• **Data provided**:
..........
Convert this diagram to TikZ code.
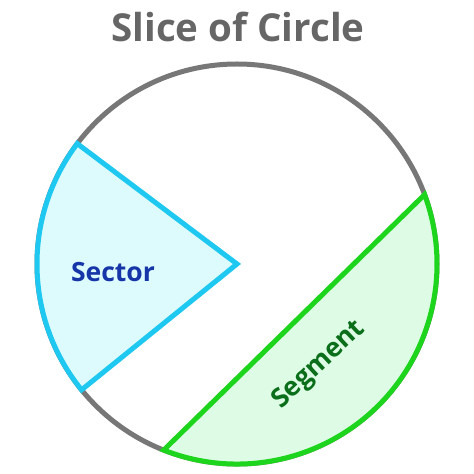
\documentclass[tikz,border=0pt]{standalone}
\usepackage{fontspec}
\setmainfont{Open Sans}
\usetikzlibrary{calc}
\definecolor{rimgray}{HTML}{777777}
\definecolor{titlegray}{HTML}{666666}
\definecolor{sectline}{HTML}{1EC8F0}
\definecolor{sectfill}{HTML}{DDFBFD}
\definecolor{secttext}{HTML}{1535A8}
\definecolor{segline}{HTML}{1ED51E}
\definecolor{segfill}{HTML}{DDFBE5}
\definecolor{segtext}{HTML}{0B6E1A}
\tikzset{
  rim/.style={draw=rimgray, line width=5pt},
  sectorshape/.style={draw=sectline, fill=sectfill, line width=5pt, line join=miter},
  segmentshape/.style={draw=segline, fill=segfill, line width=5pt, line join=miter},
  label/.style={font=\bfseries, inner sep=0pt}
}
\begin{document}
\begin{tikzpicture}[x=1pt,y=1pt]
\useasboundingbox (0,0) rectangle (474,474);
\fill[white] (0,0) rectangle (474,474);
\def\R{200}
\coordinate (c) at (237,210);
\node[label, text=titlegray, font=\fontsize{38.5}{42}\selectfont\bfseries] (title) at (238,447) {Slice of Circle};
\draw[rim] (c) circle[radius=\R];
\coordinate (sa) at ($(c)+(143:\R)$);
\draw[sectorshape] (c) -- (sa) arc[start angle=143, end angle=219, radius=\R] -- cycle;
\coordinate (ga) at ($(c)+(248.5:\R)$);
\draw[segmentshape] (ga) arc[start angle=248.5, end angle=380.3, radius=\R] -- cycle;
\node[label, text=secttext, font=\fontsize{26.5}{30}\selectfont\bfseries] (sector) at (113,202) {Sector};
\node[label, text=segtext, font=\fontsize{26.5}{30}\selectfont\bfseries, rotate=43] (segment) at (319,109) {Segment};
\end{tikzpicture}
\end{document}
..........
• **Short task**: Print the complete listing exactly, apart from any pictures.

• **The reply**:
Convert this diagram to TikZ code.
\documentclass[tikz,border=0pt]{standalone}
\usepackage{fontspec}
\setmainfont{Open Sans}
\usetikzlibrary{calc}
\definecolor{rimgray}{HTML}{777777}
\definecolor{titlegray}{HTML}{666666}
\definecolor{sectline}{HTML}{1EC8F0}
\definecolor{sectfill}{HTML}{DDFBFD}
\definecolor{secttext}{HTML}{1535A8}
\definecolor{segline}{HTML}{1ED51E}
\definecolor{segfill}{HTML}{DDFBE5}
\definecolor{segtext}{HTML}{0B6E1A}
\tikzset{
  rim/.style={draw=rimgray, line width=5pt},
  sectorshape/.style={draw=sectline, fill=sectfill, line width=5pt, line join=miter},
  segmentshape/.style={draw=segline, fill=segfill, line width=5pt, line join=miter},
  label/.style={font=\bfseries, inner sep=0pt}
}
\begin{document}
\begin{tikzpicture}[x=1pt,y=1pt]
\useasboundingbox (0,0) rectangle (474,474);
\fill[white] (0,0) rectangle (474,474);
\def\R{200}
\coordinate (c) at (237,210);
\node[label, text=titlegray, font=\fontsize{38.5}{42}\selectfont\bfseries] (title) at (238,447) {Slice of Circle};
\draw[rim] (c) circle[radius=\R];
\coordinate (sa) at ($(c)+(143:\R)$);
\draw[sectorshape] (c) -- (sa) arc[start angle=143, end angle=219, radius=\R] -- cycle;
\coordinate (ga) at ($(c)+(248.5:\R)$);
\draw[segmentshape] (ga) arc[start angle=248.5, end angle=380.3, radius=\R] -- cycle;
\node[label, text=secttext, font=\fontsize{26.5}{30}\selectfont\bfseries] (sector) at (113,202) {Sector};
\node[label, text=segtext, font=\fontsize{26.5}{30}\selectfont\bfseries, rotate=43] (segment) at (319,109) {Segment};
\end{tikzpicture}
\end{document}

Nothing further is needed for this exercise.